O "fogo amigo" contra Capriles ficou mais evidente na semana passada, quando um importante dirigente do Copei, Aldo Cermeño, anunciou em rede nacional que retirava seu apoio pessoal à candidatura de oposição. Cermeño, um ferrenho crítico do chavismo, fez mais que isso. Disse que Capriles representava "não um projeto de governo, mas o projeto de um partido" e declarou, para o espanto de todos, seu apoio a Chávez. A justificativa foi a de que Capriles tentava se parecer demais com o atual presidente para vencer a eleição. "Entre a cópia e o original, eu fico com o original", disse Cermeño, que foi deputado e governador do Estado de Falcón entre 1989 e 1995.

Ontem, foi a vez de outro histórico rival de Chávez, o deputado opositor William Ojeda, declarar seu voto no presidente. "Abertamente, chamo [os eleitores] a votar no candidato Hugo Chávez por duas razões essenciais: pela garantia que ele brinda à ênfase social nas políticas públicas e porque, em sua gestão, haverá estabilidade institucional no país", disse Ojeda.

Ele já havia sido expulso de seu partido, Un Nuevo Tiempo, por ter apoiado o debate sobre um suposto "pacotaço neoliberal", trazido recentemente à tona por chavistas e que supostamente estaria no programa de governo de Capriles, que nega sua autoria.

Segundo fontes, a saúde do presidente Chávez pode estar por trás dessa divisão recente na oposição. Pela Constituição venezuelana, se o presidente se afastar nos primeiros quatro anos de mandato, seu vice assume o cargo, mas novas eleições devem ser convocadas imediatamente. Caso o afastamento ocorra nos dois últimos anos de mandato, o vice assume, e o cronograma eleitoral é mantido. "O que temos que levar em conta é que o presidente está muito, muito doente", disse um empresário ligado à oposição, sob a condição de anonimato, sugerindo que Chávez pode não ter saúde para completar um novo mandato de seis anos. Por esse raciocínio, interessa mais a parte da oposição enfrentar um chavismo sem Chávez do que entregar o poder a Capriles, cujo partido, Primero Justicia, é novo na cena política venezuelana.

Mas essa versão não é unânime. Para uma importante figura do chavismo, há uma insatisfação na coalizão opositora, sobretudo entre quadros da AD e do Copei. "A equipe de Capriles está totalmente desvinculada dos partidos que o apoiam. Quem sustenta Capriles é um grupo econômico, conformado por grandes empresários, mais que um grupo político."

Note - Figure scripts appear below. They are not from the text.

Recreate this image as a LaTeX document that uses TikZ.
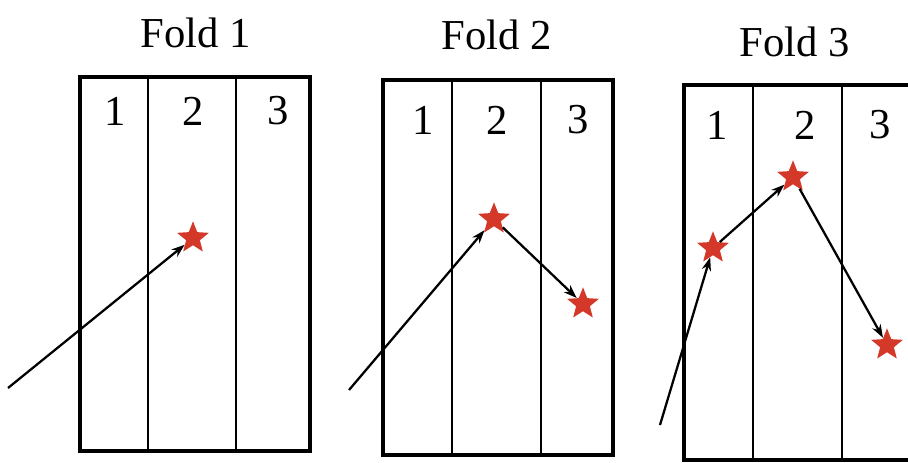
\documentclass[tikz,border=0pt]{standalone}
\usepackage{fontspec}
\setmainfont{Liberation Serif}
\usetikzlibrary{shapes.geometric,arrows.meta}
\definecolor{starred}{RGB}{212,56,40}
\tikzset{
  outerbox/.style={line width=2.6pt},
  divider/.style={line width=1.8pt},
  title/.style={font=\fontsize{32}{37}\selectfont, inner sep=0pt},
  colnum/.style={font=\fontsize{32}{37}\selectfont, inner sep=0pt},
  starnode/.style={star, star points=5, star point ratio=2.3, fill=starred, draw=none, minimum size=25pt, inner sep=0pt},
  path/.style={line width=1.7pt, -{Stealth[length=10pt,width=7pt]}},
}
\begin{document}
\begin{tikzpicture}[x=0.75pt,y=-0.75pt]
\clip (0,0) rectangle (908,462);
\fill[white] (0,0) rectangle (908,462);
% Fold 1
\node[title] (t1) at (196,33) {Fold 1};
\draw[outerbox] (80,77) rectangle (310,451);
\draw[divider] (148,77) -- (148,451);
\draw[divider] (236,77) -- (236,451);
\node[colnum] (a1) at (115,111) {1};
\node[colnum] (a2) at (193,111) {2};
\node[colnum] (a3) at (278,111) {3};
\node[starnode] (s11) at (193,238) {};
\coordinate (st1) at (8,388);
\draw[path] (st1) -- (s11);
% Fold 2
\node[title] (t2) at (497,35) {Fold 2};
\draw[outerbox] (383,80) rectangle (613,455);
\draw[divider] (452,80) -- (452,455);
\draw[divider] (541,80) -- (541,455);
\node[colnum] (b1) at (423,120) {1};
\node[colnum] (b2) at (497,120) {2};
\node[colnum] (b3) at (578,120) {3};
\node[starnode] (s21) at (494,219) {};
\node[starnode] (s22) at (583,304) {};
\coordinate (st2) at (349,390);
\draw[path] (st2) -- (s21);
\draw[path] (s21) -- (s22);
% Fold 3
\node[title] (t3) at (795,42) {Fold 3};
\draw[outerbox] (684,85) rectangle (914,460);
\draw[divider] (753,85) -- (753,460);
\draw[divider] (842,85) -- (842,460);
\node[colnum] (c1) at (717,125) {1};
\node[colnum] (c2) at (805,125) {2};
\node[colnum] (c3) at (880,125) {3};
\node[starnode] (s31) at (713,248) {};
\node[starnode] (s32) at (793,177) {};
\node[starnode] (s33) at (887,345) {};
\coordinate (st3) at (660,425);
\draw[path] (st3) -- (s31);
\draw[path] (s31) -- (s32);
\draw[path] (s32) -- (s33);
\end{tikzpicture}
\end{document}
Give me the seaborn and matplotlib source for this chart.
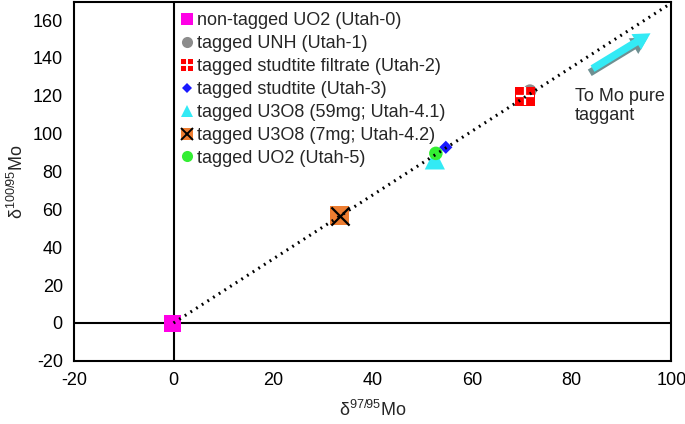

Uma fonte do governo brasileiro corrobora em parte com essa visão. "Não sei se por estratégia própria ou por uma posição política, Capriles deixou em segundo plano o pessoal da AD e do Copei", diz. "Em termos de marketing político eles estão muito associados ao passado."

Uma fonte próxima a Capriles, porém, diz que o interesse de Cermeño e Ojeda pode ser outro. "Eles nunca fizeram parte da campanha e têm o preço deles", diz. "Para nós, é uma perda zero. Capriles não faz parte dessa velha guarda de políticos, que pensa mais com o estômago do que com a cabeça."